Conference Strands

Amplify and Activate In and Beyond the Classroom

Changing Times: Dynamic Opportunities with Technology and Data
NCTM advocates for technology as an essential resource to help students learn and make sense of mathematical ideas, reason mathematically, and communicate their mathematical thinking. We are also continually immersed in data in our daily lives. How might we use technology to support deep investigation and analysis of data? How might we leverage the expansions of new technologies and the creative integrations of technology to support the advancement of student learning and data literacy? What are some of the best practices emerging from pandemic teaching and learning?

Remixing Assessment: Using Assessment to Build Student Confidence
Students often have strong reactions, one way or another, to assessments. How can we use assessment, formative and summative, to raise student confidence and highlight powerful learning opportunities? How do we use assessment to build student confidence, to highlight powerful learning opportunities, and to empower students and embrace the richness of their cultural and community experiences they bring into the classroom?

Beyond School Walls: Teaching and Learning Mathematics in Multiple Settings
The teaching and learning of mathematics happening in a variety of settings, including but not limited to formal and informal settings, museums, after-school settings, homeschools, independent, public, virtual, hybrid, face-to-face, and alternative settings. Though these various settings have existed for years, the pandemic helped expose or highlight various ways in which the world engages in mathematics. In what varied ways can teachers and learners engage in mathematical thinking? What are some of the best practices across multiple settings that help support the mathematics learning of each and every student such that the teaching and learning of mathematics is seen more as a community-building rather than a community-isolating process? Finding the best ways to teach each and every student in the setting that best meets students’ needs is imperative to ensuring equity across mathematics education.

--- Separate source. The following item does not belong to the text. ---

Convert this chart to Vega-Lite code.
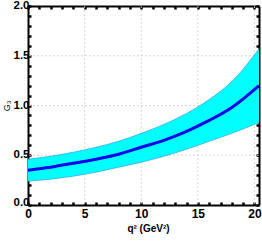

The Power of Unity: Building Partnerships for Collective Voice and Action
By engaging in advocacy, the NCTM community focuses, raises awareness, and influences policymakers and the public on issues of high-quality mathematics education. Advocacy can also take many forms. How do you work with others to help the teaching and learning of mathematics be more accessible to each and every student? With whom do you partner and how do your visions align to support mathematics learners? What are some of the lessons learned from effective partnerships that work to advocate for more equitable and inclusive mathematics learning spaces? In what ways do we advocate for the teachers and learners of mathematics, both formally and informally?

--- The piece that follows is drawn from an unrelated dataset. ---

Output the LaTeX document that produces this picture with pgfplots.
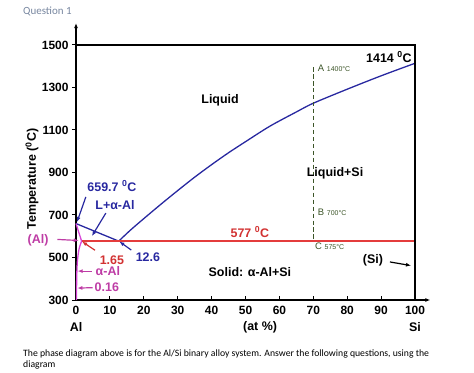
\documentclass[border=0pt]{standalone}
\usepackage{fontspec}
\setmainfont{Liberation Sans}
\newfontfamily\carlito{Carlito}
\usepackage{pgfplots}
\pgfplotsset{compat=1.18}
\usetikzlibrary{arrows.meta}
\definecolor{dblue}{RGB}{40,40,160}
\definecolor{lred}{RGB}{228,60,60}
\definecolor{tred}{RGB}{210,50,50}
\definecolor{lpink}{RGB}{215,70,215}
\definecolor{tpink}{RGB}{190,60,165}
\definecolor{dgreen}{RGB}{60,85,40}
\definecolor{qgrey}{RGB}{120,135,160}
\begin{document}
\begin{tikzpicture}
\useasboundingbox (0,0) rectangle (474bp,373bp);
\node[anchor=west, font=\carlito\fontsize{11}{13}\selectfont, text=qgrey, inner sep=0] at (23bp,362bp) {Question 1};
\node[anchor=base west, font=\carlito\fontsize{9.75}{11}\selectfont, inner sep=0] at (23bp,17bp) {The phase diagram above is for the Al/Si binary alloy system. Answer the following questions, using the};
\node[anchor=base west, font=\carlito\fontsize{9.75}{11}\selectfont, inner sep=0] at (23bp,5.5bp) {diagram};
\begin{axis}[
  at={(76bp,73bp)}, anchor=south west, scale only axis,
  width=354.3bp, height=276.9bp,
  xmin=0, xmax=104.5, ymin=300, ymax=1603,
  axis lines=left,
  axis line style={line width=1.4pt, -{Latex[length=5pt,width=4pt]}},
  xtick={0,10,...,100}, ytick={300,500,...,1500},
  xtick align=inside, ytick align=outside,
  major tick length=4bp,
  tick style={black, line width=1pt},
  ticklabel style={font=\bfseries\fontsize{12}{14}\selectfont},
  x tick label style={yshift=-2.5bp},
  /pgf/number format/assume math mode=true,
  /pgf/number format/1000 sep={},
  clip=false,
]
% Si-side liquidus
\addplot[dblue, line width=1.3pt, smooth] coordinates {(12.6,577)(16,628)(20,683)(25,750)(30,815)(35,878)(40,937)(45,993)(50,1045)(57.2,1118)(65,1185)(70,1226)(80,1292)(90,1355)(100,1414)};
% Al-side liquidus
\addplot[dblue, line width=1.3pt] coordinates {(0,659.7)(12.6,577)};
% eutectic
\addplot[lred, line width=1.3pt] coordinates {(1.65,577)(100,577)};
% solidus and solvus
\addplot[lpink, line width=1.3pt] coordinates {(0,659.7)(1.65,577)};
\addplot[lpink, line width=1.3pt, smooth] coordinates {(1.65,577)(0.9,540)(0.4,480)(0.2,400)(0.16,300)};
% dashed composition line
\addplot[dgreen, line width=1.5pt, dash pattern=on 4.5pt off 2.5pt] coordinates {(70,1396)(70,577)};
% frame
\addplot[black, line width=1.4pt] coordinates {(0,1500)(100,1500)(100,577)};
\addplot[black, line width=2.6pt] coordinates {(100,577)(100,300)};

\def\lab{\bfseries\fontsize{12.5}{14}\selectfont}
\node[rotate=90, font=\lab] at (axis cs:-13,869) {Temperature (\textsuperscript{0}C)};
\node[font=\lab] at (axis cs:0,173) {Al};
\node[font=\lab] at (axis cs:100,173) {Si};
\node[font=\lab] at (axis cs:54.3,173) {(at \%)};
\node[font=\lab] at (axis cs:92.3,1444) {1414 \textsuperscript{0}C};
\node[font=\lab] at (axis cs:42.5,1241) {Liquid};
\node[font=\lab] at (axis cs:76.4,898) {Liquid+Si};
\node[font=\lab, text=tred] at (axis cs:51.3,620) {577 \textsuperscript{0}C};
\node[font=\lab] at (axis cs:51.3,432) {Solid: α-Al+Si};
\node[font=\lab] at (axis cs:87.6,488) {(Si)};
\draw[line width=1.2pt, -{Latex[length=5pt,width=4pt]}] (axis cs:92.6,479) -- (axis cs:98.8,462);

\node[font=\lab, text=dblue] at (axis cs:10.6,836) {659.7 \textsuperscript{0}C};
\draw[dblue, line width=1.2pt, -{Latex[length=5pt,width=4pt]}] (axis cs:2.9,785) -- (axis cs:0.3,667);
\node[font=\lab, text=dblue] at (axis cs:11.5,747) {L+α-Al};
\draw[dblue, line width=1.2pt, -{Latex[length=5pt,width=4pt]}] (axis cs:8.8,709) -- (axis cs:4.7,601);
\node[font=\lab, text=dblue] at (axis cs:21.2,502) {12.6};
\draw[dblue, line width=1.2pt, -{Latex[length=5pt,width=4pt]}] (axis cs:16.3,535) -- (axis cs:12.8,575);
\node[font=\lab, text=tred] at (axis cs:10.6,488) {1.65};
\draw[tred, line width=1.2pt, -{Latex[length=5pt,width=4pt]}] (axis cs:5.6,534) -- (axis cs:1.8,575);
\node[font=\lab, text=tpink] at (axis cs:-11.2,582) {(Al)};
\draw[tpink, line width=1.2pt, -{Latex[length=5pt,width=4pt]}] (axis cs:-5.5,585) -- (axis cs:0.8,580);
\node[font=\lab, text=tpink] at (axis cs:9.4,436) {α-Al};
\draw[tpink, line width=1.2pt, -{Latex[length=5pt,width=4pt]}] (axis cs:4.6,436) -- (axis cs:0.5,436);
\node[font=\lab, text=tpink] at (axis cs:9.1,361) {0.16};
\draw[tpink, line width=1.2pt, -{Latex[length=5pt,width=4pt]}] (axis cs:4.9,358) -- (axis cs:0.4,356);

\node[anchor=west, inner sep=0, text=dgreen, font=\fontsize{9.5}{10}\selectfont] at (axis cs:71.3,1392) {A {\fontsize{7}{8}\selectfont 1400°C}};
\node[anchor=west, inner sep=0, text=dgreen, font=\fontsize{9.5}{10}\selectfont] at (axis cs:71.3,714) {B {\fontsize{7}{8}\selectfont 700°C}};
\node[anchor=west, inner sep=0, text=dgreen, font=\fontsize{9.5}{10}\selectfont] at (axis cs:70.5,552) {C {\fontsize{7}{8}\selectfont 575°C}};
\end{axis}
\end{tikzpicture}
\end{document}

Express Yourself: (Re)engaging Students with Doing and Learning Mathematics
NCTM’s Catalyzing Change books advocate for a mathematics program that expands opportunities for all learners and for learners to experience the joy and beauty of mathematics. How can engaging in mathematics provide both pleasure and a sense of achievement for each and every student? In what ways can learning mathematics in a supportive environment create confidence and motivation for students to take on new challenges? How can we help foster a joy for doing mathematics, inspire appreciation for the beauty and utility of mathematics, connect to students’ cultures and identities, and provide space for students to express who they are through the mathematics they do?

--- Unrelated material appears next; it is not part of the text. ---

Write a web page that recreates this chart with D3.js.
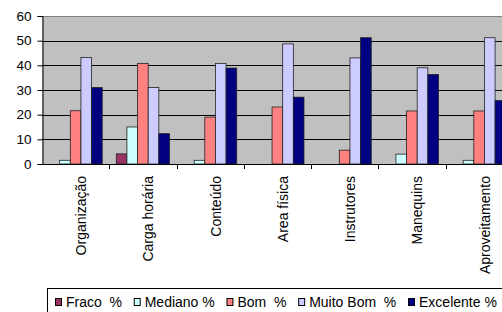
<!DOCTYPE html>
<html>
<head>
<meta charset="utf-8">
<script src="https://cdn.jsdelivr.net/npm/d3@7"></script>
<style>
  body { margin: 0; background: white; }
  text { font-family: Arial, "Liberation Sans", sans-serif; }
</style>
</head>
<body>
<div id="container"></div>
<script>
const categories = ["Organização", "Carga horária", "Conteúdo", "Area física", "Instrutores", "Manequins", "Aproveitamento"]
const seriesNames = ["Fraco  %", "Mediano %", "Bom  %", "Muito Bom  %", "Excelente %"]
const fraco = [0, 4.1, 0, 0, 0, 0, 0]
const mediano = [1.5, 15, 1.5, 0, 0, 4, 1.5]
const bom = [21.6, 40.8, 19, 23.1, 5.6, 21.5, 21.5]
const muitoBom = [43.2, 31, 40.8, 48.7, 43, 39, 51.2]
const excelente = [31, 12.3, 38.9, 27.1, 51.2, 36.3, 25.7]
const yTicks = [0, 10, 20, 30, 40, 50, 60]
const colors = ["#993366", "#ccffff", "#ff8080", "#ccccff", "#000080"]

const series = [fraco, mediano, bom, muitoBom, excelente]
const w = 502, h = 312

const svg = d3.select("#container").append("svg").attr("width", w).attr("height", h)

const x = d3.scaleBand().domain(categories).range([42, 42 + 7 * 67.25]).paddingInner(0).paddingOuter(0)
const xInner = d3.scaleBand().domain(d3.range(5)).range([0, x.bandwidth()]).paddingInner(0).paddingOuter(0.66)
const y = d3.scaleLinear().domain([0, 60]).range([164, 16])

// plot area
svg.append("rect").attr("x", 42).attr("y", y(60)).attr("width", w - 42).attr("height", y(0) - y(60))
    .attr("fill", "#c0c0c0")
svg.append("line").attr("x1", 42).attr("x2", w).attr("y1", y(60) + 0.5).attr("y2", y(60) + 0.5)
    .attr("stroke", "#808080")

// gridlines
svg.append("g").selectAll("line").data(yTicks.filter(d => d > 0 && d < 60)).enter().append("line")
    .attr("x1", 42).attr("x2", w)
    .attr("y1", d => Math.round(y(d)) + 0.5).attr("y2", d => Math.round(y(d)) + 0.5)
    .attr("stroke", "#000").attr("stroke-width", 1)

// bars
const groups = svg.append("g").selectAll("g").data(categories).enter().append("g")
    .attr("transform", d => `translate(${x(d)},0)`)
groups.selectAll("rect")
    .data((c, i) => series.map((s, k) => ({ k, v: s[i] })).filter(d => d.v > 0))
    .enter().append("rect")
    .attr("x", d => xInner(d.k))
    .attr("width", xInner.bandwidth())
    .attr("y", d => y(d.v))
    .attr("height", d => y(0) - y(d.v))
    .attr("fill", d => colors[d.k])
    .attr("stroke", "#222")
    .attr("stroke-width", 0.8)

// y axis
const yAxis = svg.append("g").attr("transform", "translate(42.5,0)")
    .call(d3.axisLeft(y).tickValues(yTicks).tickSize(5).tickPadding(6))
yAxis.select(".domain").attr("stroke", "#000")
yAxis.selectAll(".tick line").attr("stroke", "#000")
yAxis.selectAll("text").attr("font-size", 13.5).attr("fill", "#000")
    .style("font-family", "Arial, 'Liberation Sans', sans-serif")

// x axis
svg.append("line").attr("x1", 42).attr("x2", w).attr("y1", y(0) + 0.5).attr("y2", y(0) + 0.5).attr("stroke", "#000")
svg.append("g").selectAll("line").data(categories.slice(1)).enter().append("line")
    .attr("x1", d => Math.round(x(d)) + 0.5).attr("x2", d => Math.round(x(d)) + 0.5)
    .attr("y1", y(0)).attr("y2", y(0) + 5)
    .attr("stroke", "#000")

svg.append("g").selectAll("text").data(categories).enter().append("text")
    .attr("transform", d => `translate(${x(d) + x.bandwidth() / 2 + 5.5},176) rotate(-90)`)
    .attr("text-anchor", "end")
    .attr("dy", "0.35em")
    .attr("font-size", 14)
    .text(d => d)

// legend
const legend = svg.append("g")
legend.append("rect").attr("x", 47.5).attr("y", 288.5).attr("width", 470).attr("height", 40)
    .attr("fill", "white").attr("stroke", "#000")
let lx = 55
seriesNames.forEach((name, k) => {
    legend.append("rect").attr("x", lx + 0.5).attr("y", 298.5).attr("width", 6).attr("height", 7)
        .attr("fill", colors[k]).attr("stroke", "#000").attr("stroke-width", 1)
    const t = legend.append("text").attr("x", lx + 11).attr("y", 306.5)
        .attr("font-size", 14).style("white-space", "pre").text(name)
    lx += 11 + t.node().getComputedTextLength() + 11.7
})
</script>
</body>
</html>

Transformative Power: Engaging in Inclusive Culture-Based Mathematics
The effective use of inclusive practices can be told through stories that show how intentionality, thoughtfulness, and care ensure that all students are seen and heard in the mathematics classroom. How do we nurture and foster student identity and agency in the mathematics classroom? Culture-based mathematics instructional practices are a vital component of the mathematics classroom; what happens when we ground instruction and student learning in the values, norms, knowledge, beliefs, practices, experiences, and language that are the foundation to students' cultural identity? How do we transform the teaching and learning of mathematics through practices that are anti-racist; nurture students’ positive mathematical identities; disrupt systems of oppression by challenging spaces of marginality and privilege within classrooms; and nurture students’ mathematical agency, belonging, and joy?